= Margarito C. Garza =

American judge (1931–1995)

Margarito C. Garza (October 29, 1931 – November 15, 1995) was an American judge and comic book enthusiast. He served as the 148th District Court Judge of Corpus Christi, Texas. for three terms in the 1980s to the 1990s and served two terms as Judge of the Nueces County Court at Law from 1972 to 1976 .He also served as Assistant District Attorney in Corpus Christi in the late 1960s. Garza was the first Mexican American to be elected to a judgeship in Nueces County. He was also notable for creating the first Mexican-American comic book hero, Relampago, in 1977 and was a pioneer in the nascent industry of comic retailers. Garza died in 1995 after a lifetime of public service to his community.

==Relampago==
Garza created Relampago shortly after attending a local comic book convention. Tired of seeing the same crimes being tried in his court-room, he had created the superhero as a way to exercise his own fantasies of fighting crime. As he further developed the character and storyline, Judge Garza sent letters to Marvel and DC Comics telling them of his creation, but both companies showed little interest. He would later try to get a listing in a comic pricing guide, but the publishers said the character was "too obscure". The Judge decided to maintain the comic in a self-published print, becoming more of a personal project than a money-making venture.
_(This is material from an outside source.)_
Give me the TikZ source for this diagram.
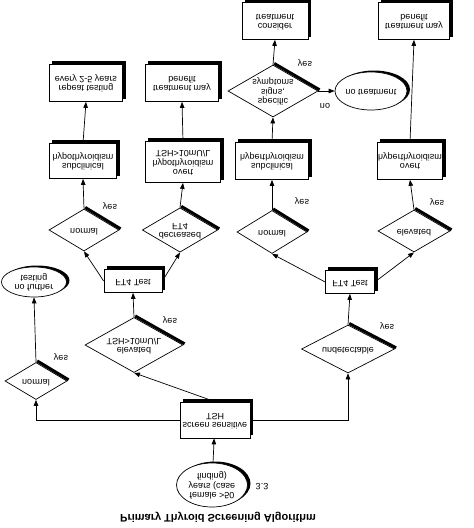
\documentclass[tikz,border=0pt]{standalone}
\usepackage{fontspec}
\setmainfont{Liberation Sans}
\usepackage{graphicx}
\usetikzlibrary{shapes.geometric,arrows.meta,backgrounds}
\newcommand{\fl}[1]{\scalebox{1}[-1]{\begin{tabular}{@{}c@{}}#1\end{tabular}}}
\begin{document}
\begin{tikzpicture}[x=1pt,y=-1pt,
  every node/.style={font=\fontsize{9}{9.8}\selectfont, inner sep=0pt},
  box/.style={draw, fill=white, line width=0.7pt, rectangle},
  dec/.style={draw, fill=white, line width=0.7pt, diamond, aspect=1.7},
  term/.style={draw, fill=white, line width=0.7pt, ellipse},
  conn/.style={line width=0.7pt, -{Triangle[length=6pt,width=4.5pt]}},
  shad/.style={line width=3pt},
  lbl/.style={font=\fontsize{9}{9.8}\selectfont}
]
\useasboundingbox (0,0) rectangle (474,528);

% boxes
\node[box, minimum width=70pt, minimum height=36pt] (tsh) at (215,420) {\fl{screen sensitive\\TSH}};
\node[box, minimum width=58pt, minimum height=23pt] (ft4L) at (133,281) {\fl{FT4 Test}};
\node[box, minimum width=49pt, minimum height=23pt] (ft4R) at (350,282) {\fl{FT4 Test}};
\node[box, minimum width=67pt, minimum height=35pt] (subhypo) at (83,161) {\fl{subclinical\\hypothyroidism}};
\node[box, minimum width=75pt, minimum height=41pt] (overthypo) at (183,162) {\fl{overt\\hypothyroidism\\TSH>10mU/L}};
\node[box, minimum width=73pt, minimum height=37pt] (subhyper) at (272,161) {\fl{subclinical\\hyperthyroidism}};
\node[box, minimum width=65pt, minimum height=37pt] (overthyper) at (410,161) {\fl{overt\\hyperthyroidism}};
\node[box, minimum width=73pt, minimum height=37pt] (repeat) at (86,83) {\fl{repeat testing\\every 2-5 years}};
\node[box, minimum width=73pt, minimum height=37pt] (benefitL) at (182,83) {\fl{treatment may\\benefit}};
\node[box, minimum width=66pt, minimum height=37pt] (consider) at (275,21) {\fl{consider\\treatment}};
\node[box, minimum width=71pt, minimum height=37pt] (benefitR) at (414,21) {\fl{treatment may\\benefit}};

% decisions
\node[dec, minimum width=62pt, minimum height=37pt] (normL) at (36,381) {\fl{normal}};
\node[dec, minimum width=98pt, minimum height=55pt] (elev1) at (134,345) {\fl{elevated\\TSH>10mU/L}};
\node[dec, minimum width=93pt, minimum height=48pt] (undet) at (348,349) {\fl{undetectable}};
\node[dec, minimum width=70pt, minimum height=42pt] (normM) at (84,230) {\fl{normal}};
\node[dec, minimum width=75pt, minimum height=42pt] (decr) at (180,230) {\fl{decreased\\FT4}};
\node[dec, minimum width=70pt, minimum height=43pt] (normR) at (272,232) {\fl{normal}};
\node[dec, minimum width=72pt, minimum height=42pt] (elevR) at (414,231) {\fl{elevated}};
\node[dec, minimum width=90pt, minimum height=52pt, font=\fontsize{9}{9.2}\selectfont] (spec) at (273,91) {\fl{specific\\signs,\\symptoms}};

% terminals
\node[term, minimum width=71pt, minimum height=44pt] (female) at (212,485) {\fl{female >50\\years (case\\finding)}};
\node[term, minimum width=65pt, minimum height=30pt] (nofurther) at (34,282) {\fl{no further\\testing}};
\node[term, minimum width=72pt, minimum height=38pt] (notreat) at (371,91) {\fl{no treatment}};

% labels
\node[lbl] (num) at (262,485) {\fl{3.3}};
\node[lbl] (y1) at (61,357) {\fl{yes}};
\node[lbl] (y2) at (170,320) {\fl{yes}};
\node[lbl] (y3) at (387,326) {\fl{yes}};
\node[lbl] (y4) at (110,206) {\fl{yes}};
\node[lbl] (y5) at (302,201) {\fl{yes}};
\node[lbl] (y6) at (437,202) {\fl{yes}};
\node[lbl] (y7) at (305,63) {\fl{yes}};
\node[lbl] (n1) at (325,105) {\fl{no}};
\node[font=\bfseries\fontsize{11}{13}\selectfont] (title) at (218,517) {\fl{Primary Thyroid Screening Algorithm}};

% shadows
\begin{scope}[on background layer]
\foreach \b in {tsh,ft4L,ft4R,subhypo,overthypo,subhyper,overthyper,repeat,benefitL,consider,benefitR}{
  \fill ([shift={(3,-3)}]\b.south west) rectangle ([shift={(3,-3)}]\b.north east);
}
\fill ([shift={(3,-1.5)}]female.center) ellipse [x radius=35.5pt, y radius=22pt];
\fill ([shift={(3,-1.5)}]nofurther.center) ellipse [x radius=32.5pt, y radius=15pt];
\fill ([shift={(3,-1.5)}]notreat.center) ellipse [x radius=36pt, y radius=19pt];
\end{scope}
\foreach \d in {normL,elev1,undet,normM,decr,normR,elevR,spec}{
  \draw[shad] ([shift={(1.2,-1.2)}]\d.north) -- ([shift={(1.2,-1.2)}]\d.east);
}

% connectors
\draw[conn] (female) -- (tsh);
\draw[conn] (tsh.west) -| (normL.south);
\draw[conn] (tsh.east) -| (undet.south);
\draw[conn] (tsh.north) -- (elev1.south);
\draw[conn] (normL.north) -- (nofurther.south);
\draw[conn] (elev1.north) -- (ft4L.south);
\draw[conn] (ft4L.west) -- (normM.south);
\draw[conn] (ft4L.east) -- (decr.south);
\draw[conn] (normM.north) -- (subhypo.south);
\draw[conn] (decr.north) -- (overthypo.south);
\draw[conn] (subhypo.north) -- (repeat.south);
\draw[conn] (overthypo.north) -- (benefitL.south);
\draw[conn] (undet.north) -- (ft4R.south);
\draw[conn] (ft4R.west) -- (normR.south);
\draw[conn] (ft4R.east) -- (elevR.south);
\draw[conn] (normR.north) -- (subhyper.south);
\draw[conn] (elevR.north) -- (overthyper.south);
\draw[conn] (subhyper.north) -- (spec.south);
\draw[conn] (spec.north) -- (consider.south);
\draw[conn] (spec.east) -- (notreat.west);
\draw[conn] (overthyper.north) -- (benefitR.south);
\end{tikzpicture}
\end{document}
Relampago made his first published appearance in Relampago! #1 in 1977. Only 1,000 copies of the original book were printed at the time and many of them destroyed soon after due to concerns of possible copyright infringement, making it a rarity among collectors. Only two subsequent issues followed soon after. Several years later, the comic attracted the attention of Richard Dominguez, a Dallas illustrator, who found an issue of the comic in a half-price book store.
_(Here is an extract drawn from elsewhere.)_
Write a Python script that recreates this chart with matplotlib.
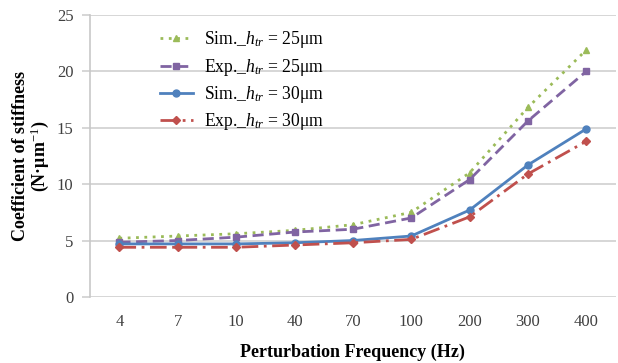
import matplotlib
matplotlib.use("Agg")
import matplotlib.pyplot as plt

plt.rcParams['font.family'] = ['Liberation Serif', 'DejaVu Serif']
plt.rcParams['mathtext.fontset'] = 'custom'
plt.rcParams['mathtext.rm'] = 'Liberation Serif'
plt.rcParams['mathtext.it'] = 'Liberation Serif:italic'

freqs = ["4", "7", "10", "40", "70", "100", "200", "300", "400"]
sim_25 = [5.2, 5.4, 5.6, 5.9, 6.4, 7.5, 11.0, 16.8, 21.9]
exp_25 = [4.85, 5.0, 5.3, 5.75, 6.0, 7.0, 10.4, 15.6, 20.0]
sim_30 = [4.7, 4.7, 4.7, 4.8, 5.0, 5.4, 7.7, 11.7, 14.9]
exp_30 = [4.4, 4.4, 4.4, 4.6, 4.8, 5.1, 7.1, 10.9, 13.8]

x = range(len(freqs))

fig = plt.figure(figsize=(6.18, 3.63), dpi=100)
ax = fig.add_axes([0.146, 0.182, 0.85, 0.777])

ax.plot(x, sim_25, color="#9BBB59", linestyle=(0, (1, 2)), linewidth=2,
        marker="^", markersize=5, label=r"Sim._$h_{tr}$ = 25μm")
ax.plot(x, exp_25, color="#8064A2", linestyle=(0, (4, 2)), linewidth=2,
        marker="s", markersize=5, label=r"Exp._$h_{tr}$ = 25μm")
ax.plot(x, sim_30, color="#4F81BD", linestyle="-", linewidth=2,
        marker="o", markersize=5, label=r"Sim._$h_{tr}$ = 30μm")
ax.plot(x, exp_30, color="#C0504D", linestyle=(0, (6, 2, 1, 2)), linewidth=2,
        marker="D", markersize=4, label=r"Exp._$h_{tr}$ = 30μm")

ax.set_xlim(-0.5, len(freqs) - 0.5)
ax.set_ylim(0, 25)
ax.set_yticks([0, 5, 10, 15, 20, 25])
ax.set_xticks(list(x))
ax.set_xticklabels(freqs)
ax.tick_params(axis="both", labelsize=12, labelcolor="#404040")
ax.tick_params(axis="x", length=0, pad=12)
ax.tick_params(axis="y", length=6, width=1.2, color="#D0D0D0", pad=6)
ax.grid(axis="y", color="#D0D0D0", linewidth=1.2)
ax.set_axisbelow(True)
for s in ["top", "right", "bottom"]:
    ax.spines[s].set_visible(False)
ax.spines["left"].set_color("#C8C8C8")
ax.spines["left"].set_linewidth(1.2)

ax.set_xlabel("Perturbation Frequency (Hz)", fontsize=13, fontweight="bold", labelpad=10)
ax.set_ylabel("Coefficient of stiffness\n(N·μm$^{-1}$)", fontsize=13,
              fontweight="bold", labelpad=4, linespacing=1.0)

ax.legend(loc="upper left", bbox_to_anchor=(0.102, 1.005), frameon=False,
          fontsize=12.7, handlelength=1.9, handletextpad=0.6, labelspacing=0.36)

fig.savefig("out.png", dpi=100)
Forming a close friendship, Garza and Dominguez planned a Relampago revival series. Their progress was hindered, however, due to Garza's long hours in court and hectic schedule. To prove himself to the Judge, Dominguez published his own comic book titled El Gato Negro in 1993. Garza realized how serious Dominguez was and agreed to collaborate on a new Relampago series with a planned cross-over issue featuring their respective heroes. This collaboration never came to be however, as Judge Garza died in 1995 before a script could be written.